Former President Donald Trump denied repeating Nazi rhetoric on Tuesday after once again accusing undocumented immigrants of destroying the blood of America.
During a campaign rally in Iowa, Trump, the front-runner in the race for the Republican presidential nomination, doubled down on his anti-immigrant remarks before refuting that they had been inspired by the manifesto of Nazi leader Adolf Hitler.
“They’re destroying the blood of our country. That’s what they’re doing. They’re destroying our country,” Trump said. “They don’t like it when I say that. And I never read Mein Kampf.”
Trump went on to argue that Hitler’s anti-immigrant comments were made “in a much different way.”
Hitler wrote in 1925 that “all great cultures of the past perished only because the original creative race died out from blood poisoning.”
Trump initially received widespread condemnation following a rally in New Hampshire on Saturday where he made a similar statement.
“They let—I think the real number is 15, 16 million people into our country.

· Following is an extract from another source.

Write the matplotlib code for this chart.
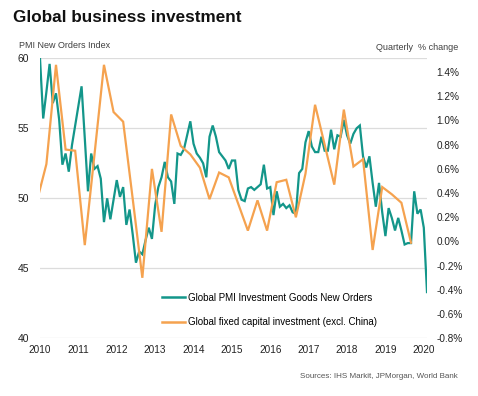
#grafica de inversion empresarial global
import matplotlib
matplotlib.use("Agg")
import matplotlib.pyplot as plt
from matplotlib.lines import Line2D

plt.rcParams['font.family'] = ['Liberation Sans', 'DejaVu Sans']

#PMI mensual, ene 2010 - feb 2020
pmi = [60.0, 55.7, 57.6, 59.6, 56.8, 57.5, 55.6, 52.4, 53.2, 51.9, 53.8, 55.2,
       56.6, 58.0, 54.3, 50.5, 53.2, 52.1, 52.3, 51.4, 48.3, 50.0, 48.5, 49.9,
       51.3, 50.1, 50.8, 48.1, 49.2, 47.4, 45.4, 46.2, 46.0, 47.0, 47.9, 47.1,
       49.5, 50.8, 51.5, 52.6, 51.5, 51.2, 49.6, 53.2, 53.1, 53.5, 54.5, 55.5,
       53.9, 53.2, 52.9, 52.5, 51.5, 54.4, 55.2, 54.4, 53.3, 53.0, 52.7, 52.1,
       52.7, 52.7, 50.6, 49.9, 49.8, 50.7, 50.8, 50.6, 50.8, 51.0, 52.4, 50.7,
       50.8, 48.8, 50.5, 49.4, 49.6, 49.3, 49.5, 49.0, 48.9, 51.8, 52.1, 54.0,
       54.8, 53.7, 53.3, 53.3, 54.4, 53.4, 53.4, 54.9, 53.5, 54.5, 54.4, 55.6,
       54.5, 53.9, 54.6, 55.0, 55.2, 53.0, 52.2, 53.0, 51.1, 49.4, 51.1, 49.0,
       47.3, 49.3, 48.6, 47.7, 48.6, 47.7, 46.7, 46.8, 46.8, 50.5, 48.9, 49.2,
       47.9, 43.3]
mes_pmi = list(range(len(pmi)))

#inversion trimestral (fin de trimestre, dic 2009 - sep 2019)
inv = [0.33, 0.64, 1.46, 0.76, 0.75, -0.03, 0.71, 1.46, 1.07, 0.99, 0.35, -0.30,
       0.60, 0.08, 1.05, 0.79, 0.72, 0.61, 0.35, 0.57, 0.53, 0.31, 0.09, 0.34,
       0.09, 0.49, 0.51, 0.20, 0.56, 1.13, 0.80, 0.47, 1.09, 0.62, 0.68, -0.07,
       0.45, 0.39, 0.32, -0.01]
mes_inv = [-1 + 3 * i for i in range(len(inv))]

anios = list(range(2010, 2021))
ticks_izq = [40, 45, 50, 55, 60]
ticks_der = [-0.8, -0.6, -0.4, -0.2, 0.0, 0.2, 0.4, 0.6, 0.8, 1.0, 1.2, 1.4]

verde = "#13968a"
naranja = "#f5a24f"
gris = "#404040"

fig = plt.figure(figsize=(4.78, 3.96), dpi=100)
ax = fig.add_axes([40/478, 1 - 338.3/396, 387/478, 280/396])
ax2 = ax.twinx()

ax.plot(mes_pmi, pmi, color=verde, linewidth=1.6, solid_joinstyle="miter")
ax2.plot(mes_inv, inv, color=naranja, linewidth=1.6, solid_joinstyle="miter")

ax.set_xlim(0, 121)
ax.set_ylim(40, 60)
ax2.set_ylim(-0.8, 1.514)

ax.set_yticks(ticks_izq)
ax.set_yticklabels([str(t) for t in ticks_izq])
ax2.set_yticks(ticks_der)
ax2.set_yticklabels(["%.1f%%" % t for t in ticks_der])
ax.set_xticks([12 * i for i in range(len(anios))])
ax.set_xticklabels([str(a) for a in anios])

for eje in (ax, ax2):
    for s in eje.spines.values():
        s.set_visible(False)
    eje.tick_params(length=0, labelsize=7.5, colors="#222222")
ax.tick_params(axis="y", pad=8)
ax.tick_params(axis="x", pad=5, labelsize=7.2)
ax2.tick_params(axis="y", pad=7, labelsize=7.2)

ax.yaxis.grid(True, color="#dcdcdc", linewidth=0.9)
ax.set_axisbelow(True)

#titulos
fig.text(13/478, 1 - 18/396, "Global business investment", fontsize=12.3,
         fontweight="bold", va="center", ha="left", color="#111111")
fig.text(19/478, 1 - 45/396, "PMI New Orders Index", fontsize=6.5,
         va="center", ha="left", color=gris)
fig.text(458/478, 1 - 47/396, "Quarterly  % change", fontsize=6.5,
         va="center", ha="right", color=gris)
fig.text(458/478, 1 - 377/396, "Sources: IHS Markit, JPMorgan, World Bank",
         fontsize=5.8, va="center", ha="right", color="#555555")

#leyenda
h = [Line2D([], [], color=verde, linewidth=1.8),
     Line2D([], [], color=naranja, linewidth=1.8)]
leg = ax.legend(h, ["Global PMI Investment Goods New Orders",
                    "Global fixed capital investment (excl. China)"],
                loc="upper left", bbox_to_anchor=(117/387, (338.3-288)/280),
                frameon=False, fontsize=7.0, handlelength=2.4,
                handletextpad=0.3, labelspacing=1.45, borderpad=0)
leg.set_zorder(5)

fig.savefig("out.png", dpi=100, facecolor="white")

When they do that, we got a lot of work to do. They’re poisoning the blood of our country,” Trump said. “That’s what they’ve done. They poison mental institutions and prisons all over the world, not just in South America, not just to three or four countries that we think about, but all over the world. They’re coming into our country from Africa, from Asia, all over the world.”

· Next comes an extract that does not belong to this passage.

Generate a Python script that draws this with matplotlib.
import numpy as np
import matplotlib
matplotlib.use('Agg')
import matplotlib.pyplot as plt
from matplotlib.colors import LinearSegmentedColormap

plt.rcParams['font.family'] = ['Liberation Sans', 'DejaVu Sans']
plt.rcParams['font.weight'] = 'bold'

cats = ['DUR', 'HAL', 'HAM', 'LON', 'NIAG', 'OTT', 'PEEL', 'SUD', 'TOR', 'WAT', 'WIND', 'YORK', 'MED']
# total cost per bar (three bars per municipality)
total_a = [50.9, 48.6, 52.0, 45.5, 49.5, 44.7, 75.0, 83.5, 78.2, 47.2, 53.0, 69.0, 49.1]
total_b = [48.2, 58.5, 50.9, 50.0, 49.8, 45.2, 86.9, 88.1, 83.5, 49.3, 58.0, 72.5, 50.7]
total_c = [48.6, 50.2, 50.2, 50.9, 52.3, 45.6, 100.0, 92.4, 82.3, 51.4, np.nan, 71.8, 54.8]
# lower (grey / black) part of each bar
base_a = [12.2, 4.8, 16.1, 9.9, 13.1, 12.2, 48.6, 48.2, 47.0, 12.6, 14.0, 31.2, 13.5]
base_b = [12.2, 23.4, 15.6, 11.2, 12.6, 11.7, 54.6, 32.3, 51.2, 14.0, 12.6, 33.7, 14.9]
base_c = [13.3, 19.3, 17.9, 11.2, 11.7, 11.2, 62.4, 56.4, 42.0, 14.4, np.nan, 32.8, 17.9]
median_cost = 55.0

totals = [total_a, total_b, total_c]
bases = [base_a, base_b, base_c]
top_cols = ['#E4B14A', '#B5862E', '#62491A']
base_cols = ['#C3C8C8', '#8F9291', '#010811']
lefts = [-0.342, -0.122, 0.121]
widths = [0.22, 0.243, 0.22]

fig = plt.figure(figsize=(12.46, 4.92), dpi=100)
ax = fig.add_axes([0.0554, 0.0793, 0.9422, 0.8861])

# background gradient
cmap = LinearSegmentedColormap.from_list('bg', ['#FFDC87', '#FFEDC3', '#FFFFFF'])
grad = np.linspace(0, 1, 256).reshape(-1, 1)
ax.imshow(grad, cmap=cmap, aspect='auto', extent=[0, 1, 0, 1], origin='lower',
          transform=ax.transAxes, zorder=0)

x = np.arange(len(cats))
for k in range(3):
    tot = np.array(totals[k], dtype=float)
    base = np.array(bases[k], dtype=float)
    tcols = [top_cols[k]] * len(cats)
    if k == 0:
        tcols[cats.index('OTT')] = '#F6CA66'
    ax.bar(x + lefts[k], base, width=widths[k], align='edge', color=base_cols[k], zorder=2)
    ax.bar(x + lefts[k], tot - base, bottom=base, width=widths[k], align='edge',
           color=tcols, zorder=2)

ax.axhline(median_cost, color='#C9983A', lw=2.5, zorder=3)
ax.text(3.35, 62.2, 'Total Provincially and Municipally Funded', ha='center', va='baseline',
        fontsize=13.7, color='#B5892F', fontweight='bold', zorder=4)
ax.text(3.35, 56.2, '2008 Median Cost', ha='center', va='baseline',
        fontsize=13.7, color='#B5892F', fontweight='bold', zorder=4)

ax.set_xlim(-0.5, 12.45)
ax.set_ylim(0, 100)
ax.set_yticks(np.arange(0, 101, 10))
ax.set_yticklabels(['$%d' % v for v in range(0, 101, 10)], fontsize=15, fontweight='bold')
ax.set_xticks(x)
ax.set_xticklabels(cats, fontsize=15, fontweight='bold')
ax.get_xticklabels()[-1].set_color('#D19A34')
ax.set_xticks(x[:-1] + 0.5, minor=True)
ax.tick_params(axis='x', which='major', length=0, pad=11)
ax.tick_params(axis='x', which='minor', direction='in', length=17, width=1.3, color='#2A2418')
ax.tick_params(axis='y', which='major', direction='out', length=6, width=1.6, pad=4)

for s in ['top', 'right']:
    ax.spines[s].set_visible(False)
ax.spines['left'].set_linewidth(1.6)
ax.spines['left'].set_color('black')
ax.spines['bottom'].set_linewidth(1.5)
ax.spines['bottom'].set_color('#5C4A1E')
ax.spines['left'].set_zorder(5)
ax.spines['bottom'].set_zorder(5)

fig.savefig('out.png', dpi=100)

Shortly after in an all-caps statement on Truth Social, Trump again mentioned the term “poisoning” when referring to immigration.
“ILLEGAL IMMIGRATION IS POISONING THE BLOOD OF OUR NATION. THEY’RE COMING FROM PRISONS, FROM MENTAL INSTITUTIONS — FROM ALL OVER THE WORLD. WITHOUT BORDERS & FAIR ELECTIONS, YOU DON’T HAVE A COUNTRY. MAKE AMERICA GREAT AGAIN!”

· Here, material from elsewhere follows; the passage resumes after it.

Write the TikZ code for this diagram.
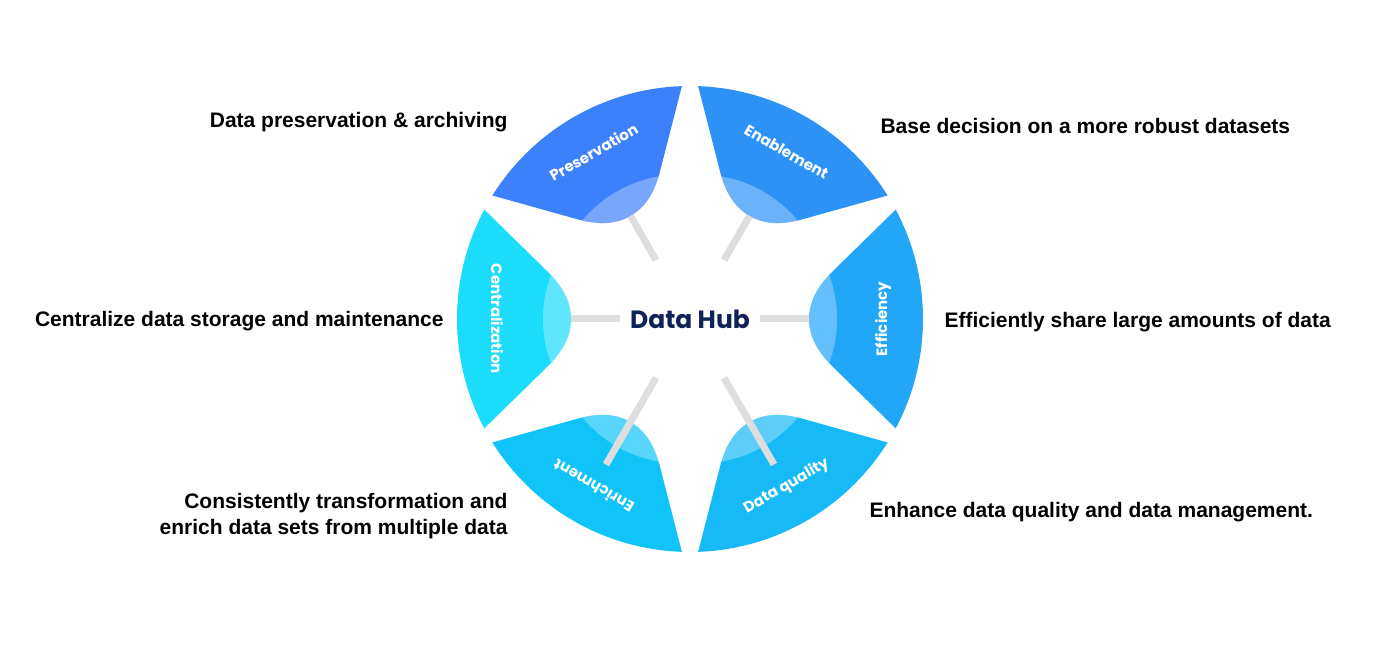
\documentclass[tikz,border=0pt]{standalone}
\usepackage{fontspec}
\setmainfont{Liberation Sans}
\newfontfamily\petalfont{Poppins}
\usetikzlibrary{calc}
\definecolor{hub}{HTML}{0F2356}
\begin{document}
\begin{tikzpicture}[x=1pt,y=1pt,
  outer/.style={font=\bfseries\fontsize{21}{26}\selectfont,text=black},
  plabel/.style={font=\petalfont\bfseries\fontsize{15}{18}\selectfont,text=white},
  spoke/.style={draw=black!13,line width=7pt}]
\useasboundingbox (0,0) rectangle (1392,647);
\coordinate (c) at (690,328);
\def\petal{(-28:233) arc[start angle=-28,end angle=28,radius=233] -- (142,47) .. controls (128,33) and (119,18) .. (119,0) .. controls (119,-18) and (128,-33) .. (142,-47) -- cycle}
\foreach \ang/\col in {120/3D80FB,60/2C92F6,0/22A6F8,300/17B9F6,240/10C3F9,180/1CDCFC}{
  \definecolor{pc}{HTML}{\col}
  \begin{scope}[shift={(c)},rotate=\ang]
    \fill[pc] \petal;
    \begin{scope}
      \clip \petal;
      \fill[white,opacity=0.3] (20,0) circle[radius=127];
    \end{scope}
  \end{scope}
}
% spokes
\foreach \ang/\ra/\rb/\nm in {120/68/119/sA,60/68/119/sB,0/70/119/sC,300/68/168/sD,240/68/168/sE,180/70/119/sF}{
  \coordinate (\nm1) at ($(c)+(\ang:\ra)$);
  \coordinate (\nm2) at ($(c)+(\ang:\rb)$);
  \draw[spoke] (\nm1) -- (\nm2);
}
% petal labels
\foreach \ang/\rot/\txt/\nm in {120/30/Preservation/lA,60/-30/Enablement/lB,0/90/Efficiency/lC,300/30/Data quality/lD,240/150/Enrichment/lE,180/-90/Centralization/lF}{
  \node[plabel,rotate=\rot] (\nm) at ($(c)+(\ang:193)$) {\txt};
}
\node[font=\petalfont\fontsize{25}{30}\selectfont\bfseries,text=hub] (hubn) at (c) {Data Hub};
% outer texts
\node[outer,anchor=east] (t1) at (511,525) {Data preservation \& archiving};
\node[outer,anchor=west] (t2) at (877,521) {Base decision on a more robust datasets};
\node[outer,anchor=east] (t3) at (447,326) {Centralize data storage and maintenance};
\node[outer,anchor=west] (t4) at (941,325) {Efficiently share large amounts of data};
\node[outer,anchor=east,align=right] (t5) at (511,131) {Consistently transformation and\\enrich data sets from multiple data};
\node[outer,anchor=west] (t6) at (866,135) {Enhance data quality and data management.};
\end{tikzpicture}
\end{document}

In response to Trump, the campaign for President Joe Biden sent out an email comparing him to both Hitler and fascist Italian dictator Benito Mussolini.
“Donald Trump is parroting autocrats like Hitler and Mussolini, claiming that immigrants are ‘poisoning the blood of our country’ and calling his political enemies ‘vermin,'” the campaign email said.
Yet Trump’s denial on Tuesday of ever having read Hitler’s writings is being called into question. A resurfaced article written by Vanity Fair in 1990 detailed how Trump’s first wife had reportedly told her lawyer that Trump kept a book of Hitler’s speeches in a bedside table.
It also revived a favorite meme of the internet, where someone insisting something isn’t true usually means it isn’t.
Others joked if he hadn’t, it was downright impressive.
Trump’s comments come as numerous polls show him defeating not only his fellow Republicans but Biden as well. On Tuesday, however, the Colorado Supreme Court ruled that Trump would be removed from the state’s ballot. The ruling argued that the 14th Amendment’s ban on insurrectionists holding public office barred Trump from running due to the events of Jan. 6, 2021.